It’s natural the Boys should whoop it up for

so huge a phallic triumph, an adventure

it would not have occurred to women

to think worth while, made possible only

because we like huddling in gangs and knowing

the exact time: yes, our sex may in fairness

hurrah the deed, although the motives

that primed it were somewhat less than menschlich.

A grand gesture. But what does it period?

What does it osse? We were always adroiter

with objects than lives, and more facile

at courage than kindness: from the moment

the first flint was flaked this landing was merely

a matter of time. But our selves, like Adam’s,

still don’t fit us exactly, modern

only in this – our lack of decorum.

Homer’s heroes were certainly no braver

than our Trio, but more fortunate: Hector

was excused the insult of having

his valor covered by television.

Worth going to see? I can well believe it.

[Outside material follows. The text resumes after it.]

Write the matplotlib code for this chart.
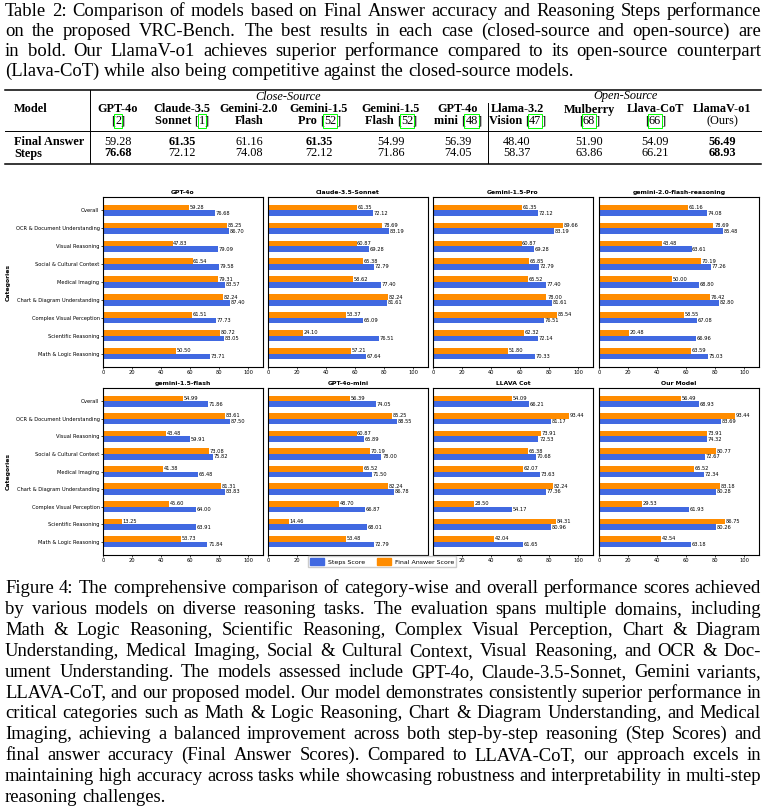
import matplotlib
matplotlib.use('Agg')
import numpy as np
import matplotlib.pyplot as plt
from matplotlib.patches import Patch

W, H = 766, 810
SERIF = 'Liberation Serif'
BLUE = '#4169E1'
ORANGE = '#FF8C00'
CAP = 13.4

# ---- caption text (line breaks as in the page) ----
table_caption = [
    'Table 2: Comparison of models based on Final Answer accuracy and Reasoning Steps performance',
    'on the proposed VRC-Bench.  The best results in each case (closed-source and open-source) are',
    'in bold.  Our LlamaV-o1 achieves superior performance compared to its open-source counterpart',
    '(Llava-CoT) while also being competitive against the closed-source models.',
]
figure_caption = [
    'Figure 4: The comprehensive comparison of category-wise and overall performance scores achieved',
    'by various models on diverse reasoning tasks.  The evaluation spans multiple domains, including',
    'Math & Logic Reasoning, Scientific Reasoning, Complex Visual Perception, Chart & Diagram',
    'Understanding, Medical Imaging, Social & Cultural Context, Visual Reasoning, and OCR & Doc-',
    'ument Understanding. The models assessed include GPT-4o, Claude-3.5-Sonnet, Gemini variants,',
    'LLAVA-CoT, and our proposed model. Our model demonstrates consistently superior performance in',
    'critical categories such as Math & Logic Reasoning, Chart & Diagram Understanding, and Medical',
    'Imaging, achieving a balanced improvement across both step-by-step reasoning (Step Scores) and',
    'final answer accuracy (Final Answer Scores).  Compared to LLAVA-CoT, our approach excels in',
    'maintaining high accuracy across tasks while showcasing robustness and interpretability in multi-step',
    'reasoning challenges.',
]

# ---- table data ----
tab_top = ['GPT-4o', 'Claude-3.5', 'Gemini-2.0', 'Gemini-1.5', 'Gemini-1.5', 'GPT-4o',
           'Llama-3.2', 'Mulberry', 'Llava-CoT', 'LlamaV-o1']
tab_word = ['', 'Sonnet', 'Flash', 'Pro', 'Flash', 'mini', 'Vision', '', '', '(Ours)']
tab_cite = ['2', '1', '', '52', '52', '48', '47', '68', '66', '']
tab_final = [59.28, 61.35, 61.16, 61.35, 54.99, 56.39, 48.40, 51.90, 54.09, 56.49]
tab_steps = [76.68, 72.12, 74.08, 72.12, 71.86, 74.05, 58.37, 63.86, 66.21, 68.93]
bold_final = [1, 3, 9]
bold_steps = [0, 9]

# ---- chart data ----
categories = ['Overall', 'OCR & Document Understanding', 'Visual Reasoning',
              'Social & Cultural Context', 'Medical Imaging',
              'Chart & Diagram Understanding', 'Complex Visual Perception',
              'Scientific Reasoning', 'Math & Logic Reasoning']
panel_titles = ['GPT-4o', 'Claude-3.5-Sonnet', 'Gemini-1.5-Pro', 'gemini-2.0-flash-reasoning',
                'gemini-1.5-flash', 'GPT-4o-mini', 'LLAVA Cot', 'Our Model']

final_gpt4o = [59.28, 85.25, 47.83, 61.54, 79.31, 82.24, 61.51, 80.72, 50.50]
steps_gpt4o = [76.68, 86.70, 79.09, 79.58, 83.57, 87.40, 77.73, 83.05, 73.71]
final_claude = [61.35, 78.69, 60.87, 65.38, 58.62, 82.24, 53.37, 24.10, 57.21]
steps_claude = [72.12, 83.19, 69.28, 72.79, 77.40, 81.61, 65.09, 76.51, 67.64]
final_gem15pro = [61.35, 89.66, 60.87, 65.85, 65.52, 78.00, 85.54, 62.32, 51.80]
steps_gem15pro = [72.12, 83.19, 69.28, 72.79, 77.40, 81.61, 76.51, 72.14, 70.33]
final_gem20 = [61.16, 78.69, 43.48, 70.19, 50.00, 76.42, 58.55, 20.48, 63.59]
steps_gem20 = [74.08, 85.48, 63.61, 77.26, 68.80, 82.80, 67.08, 66.96, 75.03]
final_gem15flash = [54.99, 83.61, 43.48, 73.08, 41.38, 81.31, 45.60, 13.25, 53.73]
steps_gem15flash = [71.86, 87.50, 59.91, 75.82, 65.48, 83.83, 64.00, 63.91, 71.84]
final_gpt4omini = [56.39, 85.25, 60.87, 70.19, 65.52, 82.24, 48.70, 14.46, 53.48]
steps_gpt4omini = [74.05, 88.55, 65.89, 78.00, 71.50, 86.78, 66.87, 68.01, 72.79]
final_llava = [54.09, 93.44, 73.91, 65.38, 62.07, 82.24, 28.50, 84.31, 42.04]
steps_llava = [66.21, 81.17, 72.53, 70.68, 73.63, 77.36, 54.17, 80.96, 61.65]
final_ours = [56.49, 93.44, 73.91, 80.77, 65.52, 83.18, 29.53, 86.75, 42.54]
steps_ours = [68.93, 83.69, 74.32, 72.67, 72.34, 80.28, 61.93, 80.26, 63.18]

finals = [final_gpt4o, final_claude, final_gem15pro, final_gem20,
          final_gem15flash, final_gpt4omini, final_llava, final_ours]
steps = [steps_gpt4o, steps_claude, steps_gem15pro, steps_gem20,
         steps_gem15flash, steps_gpt4omini, steps_llava, steps_ours]


fig = plt.figure(figsize=(W / 100, H / 100), dpi=100)
bg = fig.add_axes([0, 0, 1, 1])
bg.set_xlim(0, W)
bg.set_ylim(H, 0)
bg.axis('off')
rend = fig.canvas.get_renderer()


def text_w(s, **kw):
    t = bg.text(0, 0, s, **kw)
    w = t.get_window_extent(renderer=rend).width
    t.remove()
    return w


def put_line(line, y, x0, x1, size, justify=True):
    words = line.split()
    kw = dict(fontsize=size, family=SERIF)
    widths = [text_w(w, **kw) for w in words]
    space = text_w('a a', **kw) - text_w('aa', **kw)
    gap = space
    if justify and len(words) > 1:
        gap = (x1 - x0 - sum(widths)) / (len(words) - 1)
    x = x0
    for w, wd in zip(words, widths):
        bg.text(x, y, w, ha='left', va='baseline', **kw)
        x += wd + gap


def put_pieces(pieces, xc, y, size):
    # pieces: (text, weight, boxed)
    ws = [text_w(p[0], fontsize=size, family=SERIF, fontweight=p[1]) for p in pieces]
    x = xc - sum(ws) / 2
    for (s, wt, boxed), wd in zip(pieces, ws):
        kw = {}
        if boxed:
            kw['bbox'] = dict(boxstyle='square,pad=0.08', fc='none', ec='#00ff00', lw=0.7)
        bg.text(x, y, s, ha='left', va='center', fontsize=size, family=SERIF,
                fontweight=wt, **kw)
        x += wd


# ---- table caption ----
for i, line in enumerate(table_caption):
    put_line(line, 15.5 + 20.2 * i, 5, 761, CAP, justify=(i < len(table_caption) - 1))

# ---- table ----
TS = 8.8
col_x = [118, 182, 249, 319, 391, 458, 517, 589, 655, 722]
bg.plot([5, 761], [89.5, 89.5], color='black', lw=1.1)
bg.plot([5, 761], [130.5, 130.5], color='black', lw=0.7)
bg.plot([5, 761], [163.5, 163.5], color='black', lw=1.1)
bg.plot([90, 90], [90, 163], color='black', lw=0.7)
bg.plot([488, 488], [103, 163], color='black', lw=0.7)
bg.text(288, 96.5, 'Close-Source', ha='center', va='center', fontsize=TS,
        family=SERIF, style='italic')
bg.text(626, 96.5, 'Open-Source', ha='center', va='center', fontsize=TS,
        family=SERIF, style='italic')
bg.text(14, 109.5, 'Model', ha='left', va='center', fontsize=TS, family=SERIF,
        fontweight='bold')
for j, x in enumerate(col_x):
    bg.text(x, 109.5, tab_top[j], ha='center', va='center', fontsize=TS,
            family=SERIF, fontweight='bold')
    pieces = []
    if tab_word[j]:
        wt = 'normal' if tab_word[j].startswith('(') else 'bold'
        pieces.append((tab_word[j] + (' ' if tab_cite[j] else ''), wt, False))
    if tab_cite[j]:
        pieces += [('[', 'normal', False), (tab_cite[j], 'normal', True),
                   (']', 'normal', False)]
    put_pieces(pieces, x, 121, TS)

bg.text(14, 142, 'Final Answer', ha='left', va='center', fontsize=TS, family=SERIF,
        fontweight='bold')
bg.text(14, 153.5, 'Steps', ha='left', va='center', fontsize=TS, family=SERIF,
        fontweight='bold')
for j, x in enumerate(col_x):
    bg.text(x, 142, f'{tab_final[j]:.2f}', ha='center', va='center', fontsize=TS,
            family=SERIF, fontweight='bold' if j in bold_final else 'normal')
    bg.text(x, 153.5, f'{tab_steps[j]:.2f}', ha='center', va='center', fontsize=TS,
            family=SERIF, fontweight='bold' if j in bold_steps else 'normal')

# ---- chart grid ----
col_left = [103, 268, 433, 599]
col_w = 160
row_top = [197, 388]
row_h = [170, 167]
FS = 3.7
y = np.arange(len(categories))
bh = 0.32
# ticks of the bottom row that sit under the legend box
hidden_ticks = {5: [40, 60, 80, 100], 6: [0]}
for i, title in enumerate(panel_titles):
    r, c = divmod(i, 4)
    ax = fig.add_axes([col_left[c] / W, 1 - (row_top[r] + row_h[r]) / H,
                       col_w / W, row_h[r] / H])
    ax.barh(y - bh / 2, finals[i], height=bh, color=ORANGE)
    ax.barh(y + bh / 2, steps[i], height=bh, color=BLUE)
    for yy, v in zip(y, finals[i]):
        ax.text(v + 0.4, yy - bh / 2, f'{v:.2f}', ha='left', va='center', fontsize=FS)
    for yy, v in zip(y, steps[i]):
        ax.text(v + 0.4, yy + bh / 2, f'{v:.2f}', ha='left', va='center', fontsize=FS)
    ax.invert_yaxis()
    ax.set_xlim(0, 110)
    ticks = list(range(0, 101, 20))
    ax.set_xticks(ticks)
    ax.set_xticklabels(['' if t in hidden_ticks.get(i, []) else str(t) for t in ticks])
    ax.tick_params(axis='both', labelsize=FS, length=1.5, width=0.5, pad=1)
    ax.set_title(title, fontsize=4.4, fontweight='bold', pad=2.5)
    for sp in ax.spines.values():
        sp.set_linewidth(0.8)
    if c == 0:
        ax.set_yticks(y)
        ax.set_yticklabels(categories)
        ax.set_ylabel('Categories', fontsize=4.4, fontweight='bold')
        ax.yaxis.set_label_coords(-0.575, 0.5)
    else:
        ax.set_yticks([])

fig.legend(handles=[Patch(color=BLUE, label='Steps Score'),
                    Patch(color=ORANGE, label='Final Answer Score')],
           loc='center', bbox_to_anchor=(382 / W, 1 - 561.5 / H), ncol=2,
           fontsize=4.5, handlelength=2.3, handleheight=1.2, handletextpad=0.6,
           columnspacing=1.9, borderpad=0.35, fancybox=False, edgecolor='#cccccc',
           framealpha=1)

# ---- figure caption ----
for i, line in enumerate(figure_caption):
    put_line(line, 593 + 20.9 * i, 5, 761, CAP, justify=(i < len(figure_caption) - 1))

fig.savefig('out.png', dpi=100)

Worth seeing? Mneh! I once rode through a desert

and was not charmed: give me a watered

lively garden, remote from blatherers

about the New, the von Brauns and their ilk, where

on August mornings I can count the morning

glories, where to die has a meaning,

and no engine can shift my perspective.

Unsmudged, thank God, my Moon still queens the Heavens

as She ebbs and fulls, a Presence to glop at,

Her Old Man, made of grit not protein,

still visits my Austrian several

with His old detachment, and the old warnings

still have power to scare me: Hybris comes to

an ugly finish, Irreverence

is a greater oaf than Superstition.

Our apparatniks will continue making

the usual squalid mess called History:

all we can pray for is that artists,

chefs and saints may still appear to blithe it.